アドレス(URL)を変更していますのでブックマークされている方は変更してください。
<< ホームへ戻る

奮戦記

【13.11.21】衆院本会議で「国家戦略特区法案」への反対討論

 衆議院本会議で、私が行った「国家戦略特区法案」に対する反対討論は、以下の通りです。
 ………………………………………
 私は、日本共産党を代表して、国家戦略特区法案に対し、反対の討論をおこないます。

 反対する第1の理由は、この法案が、戦略特区における規制緩和を「国家の意志」として上から一方的に、国民に押しつけるものとなっているからであります。
 法案では、内閣府設置法にもとづき「戦略特区諮問会議」という強い権限を持つ組織をつくり、総理が任命するメンバーで構成されることとなっております。そこには大企業の代表が参加し「規制改革」推進の司令塔としての役割が付与されているのであります。
 その意志決定過程には、労働者や消費者などの国民はもちろん、関係閣僚さえも参加させない構造になっております。
 国家戦略特区諮問会議と各地域の特区会議を足場に、財界いいなりの規制緩和と支援をおこない、巨大な多国籍企業に特別の利益を与えることになるのであります。まさに、総理大臣を中心とするトップダウンの体制づくりであり、戦略特区諮問会議は、ブレーキのない“規制緩和・暴走機関”となるのであります。

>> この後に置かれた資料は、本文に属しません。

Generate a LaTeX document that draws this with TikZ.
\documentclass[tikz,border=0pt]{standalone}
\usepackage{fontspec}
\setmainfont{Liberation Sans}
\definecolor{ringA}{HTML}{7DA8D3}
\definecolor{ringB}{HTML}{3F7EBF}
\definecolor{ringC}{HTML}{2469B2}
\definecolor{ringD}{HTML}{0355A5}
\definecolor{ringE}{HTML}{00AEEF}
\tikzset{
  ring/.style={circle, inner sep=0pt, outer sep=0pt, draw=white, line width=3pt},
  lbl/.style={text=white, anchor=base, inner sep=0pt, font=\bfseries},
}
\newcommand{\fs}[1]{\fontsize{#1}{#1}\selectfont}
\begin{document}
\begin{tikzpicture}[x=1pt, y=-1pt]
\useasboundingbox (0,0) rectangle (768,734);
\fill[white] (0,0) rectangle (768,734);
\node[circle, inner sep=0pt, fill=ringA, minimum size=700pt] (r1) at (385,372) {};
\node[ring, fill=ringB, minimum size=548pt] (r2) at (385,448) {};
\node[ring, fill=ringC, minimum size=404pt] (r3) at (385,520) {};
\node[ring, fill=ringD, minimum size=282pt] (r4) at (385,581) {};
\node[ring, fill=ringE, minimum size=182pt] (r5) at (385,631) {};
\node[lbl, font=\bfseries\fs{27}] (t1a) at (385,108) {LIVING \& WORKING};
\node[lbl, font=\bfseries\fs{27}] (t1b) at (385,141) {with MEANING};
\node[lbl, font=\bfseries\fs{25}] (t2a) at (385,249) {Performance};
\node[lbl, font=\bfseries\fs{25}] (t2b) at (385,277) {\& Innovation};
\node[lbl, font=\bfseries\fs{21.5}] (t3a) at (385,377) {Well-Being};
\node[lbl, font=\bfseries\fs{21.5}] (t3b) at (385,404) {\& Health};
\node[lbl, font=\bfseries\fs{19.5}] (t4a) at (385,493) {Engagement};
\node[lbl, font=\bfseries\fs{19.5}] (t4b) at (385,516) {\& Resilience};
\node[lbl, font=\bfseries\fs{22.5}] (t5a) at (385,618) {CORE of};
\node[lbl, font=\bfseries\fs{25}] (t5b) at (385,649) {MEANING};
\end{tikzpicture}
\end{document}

 反対する第2の理由は、規制緩和に対する勤労国民の懸念の声、社会的・経済的な悪影響を受ける被害者の声をまともに反映する筋道がないことであります。
 森ビルなどの大企業が提出した特区提案の多数が「非公表」にされ、いまだに公開されておりません。そのため国民は、提案の内容に即して、労働条件の悪化、環境破壊、医療被害、他事業者の経営悪化等について、どのような影響が出てくるのか、具体的な検討さえできない状況にあります。
 しかも、計画が実施されたあとで悪影響が出ても、被害者の声を聞いて事業を変更する筋道も手立てもありません。被害者の声をまともに聞かず、国民を「実験台」にするような姿勢は、到底、許されるものではありません。

 第3の理由は、「対日規制改革要望」など、アメリカの積年の要求に応え、外国資本を特別扱いする余地を残しているからです。「対日投資の倍化」を掲げ、税制などで外資への特別の優遇策を検討していることも明らかとなりました。
 仮に、交渉中のTPPが妥結して発効するという最悪の事態をまねいたなら、国内の規制緩和がそれと重なり、国民の暮らしと健康を守る規制項目が一気に緩和・撤廃され、日米の多国籍企業が横暴をふるう殺伐とした日本になる危険性をはらんでいるのであります。

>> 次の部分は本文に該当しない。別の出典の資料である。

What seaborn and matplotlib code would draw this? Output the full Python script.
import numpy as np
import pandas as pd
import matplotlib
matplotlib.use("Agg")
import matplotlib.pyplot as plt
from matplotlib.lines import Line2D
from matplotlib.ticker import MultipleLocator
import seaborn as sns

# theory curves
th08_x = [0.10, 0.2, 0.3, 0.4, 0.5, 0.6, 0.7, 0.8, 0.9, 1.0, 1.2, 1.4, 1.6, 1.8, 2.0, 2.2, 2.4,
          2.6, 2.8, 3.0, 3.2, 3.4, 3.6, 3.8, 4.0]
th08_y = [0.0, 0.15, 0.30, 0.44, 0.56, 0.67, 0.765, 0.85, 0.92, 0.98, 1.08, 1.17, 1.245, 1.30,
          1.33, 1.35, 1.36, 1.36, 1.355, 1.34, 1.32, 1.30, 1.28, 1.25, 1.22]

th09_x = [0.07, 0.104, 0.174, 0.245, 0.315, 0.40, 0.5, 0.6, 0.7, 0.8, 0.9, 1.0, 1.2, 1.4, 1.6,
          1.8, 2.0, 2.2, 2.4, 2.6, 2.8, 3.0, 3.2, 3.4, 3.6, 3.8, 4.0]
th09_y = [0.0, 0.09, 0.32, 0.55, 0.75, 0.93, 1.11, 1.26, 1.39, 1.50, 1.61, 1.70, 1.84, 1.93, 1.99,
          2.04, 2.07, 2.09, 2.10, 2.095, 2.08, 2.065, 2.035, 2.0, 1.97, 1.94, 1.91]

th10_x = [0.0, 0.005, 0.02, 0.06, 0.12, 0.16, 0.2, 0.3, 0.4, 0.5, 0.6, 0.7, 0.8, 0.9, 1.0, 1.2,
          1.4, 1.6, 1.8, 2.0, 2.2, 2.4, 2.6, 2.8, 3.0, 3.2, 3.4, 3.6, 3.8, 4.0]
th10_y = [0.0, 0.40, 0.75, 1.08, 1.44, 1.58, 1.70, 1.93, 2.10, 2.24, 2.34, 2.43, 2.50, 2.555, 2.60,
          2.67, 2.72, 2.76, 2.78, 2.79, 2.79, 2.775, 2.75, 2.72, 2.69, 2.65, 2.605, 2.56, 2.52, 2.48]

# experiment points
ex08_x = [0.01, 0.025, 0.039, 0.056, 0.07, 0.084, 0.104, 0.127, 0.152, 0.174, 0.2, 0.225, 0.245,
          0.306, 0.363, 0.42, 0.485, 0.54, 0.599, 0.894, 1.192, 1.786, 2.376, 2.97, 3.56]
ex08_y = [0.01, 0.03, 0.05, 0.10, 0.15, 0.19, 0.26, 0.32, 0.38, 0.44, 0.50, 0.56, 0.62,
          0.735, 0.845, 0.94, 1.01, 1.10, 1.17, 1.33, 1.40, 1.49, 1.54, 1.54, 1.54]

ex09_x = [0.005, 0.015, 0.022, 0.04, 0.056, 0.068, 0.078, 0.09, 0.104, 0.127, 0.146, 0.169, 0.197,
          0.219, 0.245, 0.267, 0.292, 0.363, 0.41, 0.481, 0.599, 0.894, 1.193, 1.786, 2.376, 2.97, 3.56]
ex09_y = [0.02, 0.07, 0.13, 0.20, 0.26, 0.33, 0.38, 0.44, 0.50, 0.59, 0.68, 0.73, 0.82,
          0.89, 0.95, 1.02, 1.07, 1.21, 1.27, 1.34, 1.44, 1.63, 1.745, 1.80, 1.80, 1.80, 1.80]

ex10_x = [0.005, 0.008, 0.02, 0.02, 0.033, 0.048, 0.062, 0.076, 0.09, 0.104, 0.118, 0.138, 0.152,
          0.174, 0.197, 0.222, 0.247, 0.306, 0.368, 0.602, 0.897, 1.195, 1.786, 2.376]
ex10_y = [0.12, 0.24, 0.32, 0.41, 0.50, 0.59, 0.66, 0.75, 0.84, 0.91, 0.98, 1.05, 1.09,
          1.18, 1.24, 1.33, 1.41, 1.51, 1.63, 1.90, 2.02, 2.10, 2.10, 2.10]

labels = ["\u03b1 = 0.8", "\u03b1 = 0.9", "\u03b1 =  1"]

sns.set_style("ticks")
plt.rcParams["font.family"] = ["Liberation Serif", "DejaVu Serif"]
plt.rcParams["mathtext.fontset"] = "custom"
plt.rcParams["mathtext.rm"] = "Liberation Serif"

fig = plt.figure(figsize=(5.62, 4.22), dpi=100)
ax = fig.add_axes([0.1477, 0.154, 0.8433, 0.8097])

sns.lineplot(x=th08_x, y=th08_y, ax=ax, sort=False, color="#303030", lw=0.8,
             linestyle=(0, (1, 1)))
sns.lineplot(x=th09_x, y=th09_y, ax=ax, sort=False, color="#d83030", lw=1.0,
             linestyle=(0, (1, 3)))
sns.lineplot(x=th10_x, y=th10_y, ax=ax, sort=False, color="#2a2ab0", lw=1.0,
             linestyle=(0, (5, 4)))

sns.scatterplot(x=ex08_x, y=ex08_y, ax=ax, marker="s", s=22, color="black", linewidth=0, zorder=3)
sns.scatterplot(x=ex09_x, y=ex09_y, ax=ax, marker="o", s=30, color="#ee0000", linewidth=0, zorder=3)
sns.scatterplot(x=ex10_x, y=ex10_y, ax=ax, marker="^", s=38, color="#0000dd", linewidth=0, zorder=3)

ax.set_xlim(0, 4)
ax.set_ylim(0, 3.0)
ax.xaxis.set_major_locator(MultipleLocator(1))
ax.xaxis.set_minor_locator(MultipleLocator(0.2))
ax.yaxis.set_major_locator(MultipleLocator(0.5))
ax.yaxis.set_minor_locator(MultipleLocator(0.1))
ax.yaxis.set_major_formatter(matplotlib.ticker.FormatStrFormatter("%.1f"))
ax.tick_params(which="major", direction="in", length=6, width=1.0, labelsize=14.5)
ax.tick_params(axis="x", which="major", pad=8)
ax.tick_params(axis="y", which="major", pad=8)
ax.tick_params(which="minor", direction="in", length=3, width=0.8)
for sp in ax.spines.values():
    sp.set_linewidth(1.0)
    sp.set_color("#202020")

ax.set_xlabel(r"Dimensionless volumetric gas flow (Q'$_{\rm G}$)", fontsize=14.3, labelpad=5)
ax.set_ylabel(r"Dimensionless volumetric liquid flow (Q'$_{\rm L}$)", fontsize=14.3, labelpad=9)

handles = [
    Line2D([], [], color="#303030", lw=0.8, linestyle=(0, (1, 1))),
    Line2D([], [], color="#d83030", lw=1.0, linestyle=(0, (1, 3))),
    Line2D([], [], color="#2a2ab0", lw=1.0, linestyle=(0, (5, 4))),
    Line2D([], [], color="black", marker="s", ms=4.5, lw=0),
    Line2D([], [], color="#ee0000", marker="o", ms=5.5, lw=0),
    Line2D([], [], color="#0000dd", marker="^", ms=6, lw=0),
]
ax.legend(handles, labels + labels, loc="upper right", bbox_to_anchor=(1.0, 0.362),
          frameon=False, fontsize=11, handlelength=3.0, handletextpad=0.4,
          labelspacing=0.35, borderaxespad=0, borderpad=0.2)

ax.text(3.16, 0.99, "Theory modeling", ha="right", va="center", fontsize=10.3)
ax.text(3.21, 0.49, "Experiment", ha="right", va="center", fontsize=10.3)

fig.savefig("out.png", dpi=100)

 この法案が、大企業優遇税制とワンセットで提案されていることも重大です。大企業に対して法人税の減税をおこなう一方、国民には消費税増税を押しつけ13.5兆円もの所得を奪いとるなど、とても許せるものではありません。
 これでは、総理のいう「失われた20年」は克服できるどころか、いっそう深刻なデフレと経済の低迷をもたらすことになるではありませんか。
 大企業は、多国籍企業化して、世界中で利益をあげながら、内部留保を史上空前の270兆円に積み上げております。その一方、国内経済を空洞化させ、非正規労働者は2043万人に増え、雇用不安と低賃金に苦しんでいます。正規労働者の平均年収は、この間70万円も減少しました。ブラック企業が広がるなかで、長時間・超過密労働と過労死という深刻な社会問題を引き起こしております。

 安倍総理は、「失われた20年」について、自民党に大きな責任があると答えました。それなら、規制緩和と大企業減税という、すでに破綻した政策を繰り返すことをやめ、国民生活に軸足を置いた政策に抜本的に改めるべきであります。
 このことを指摘して、反対討論と致します。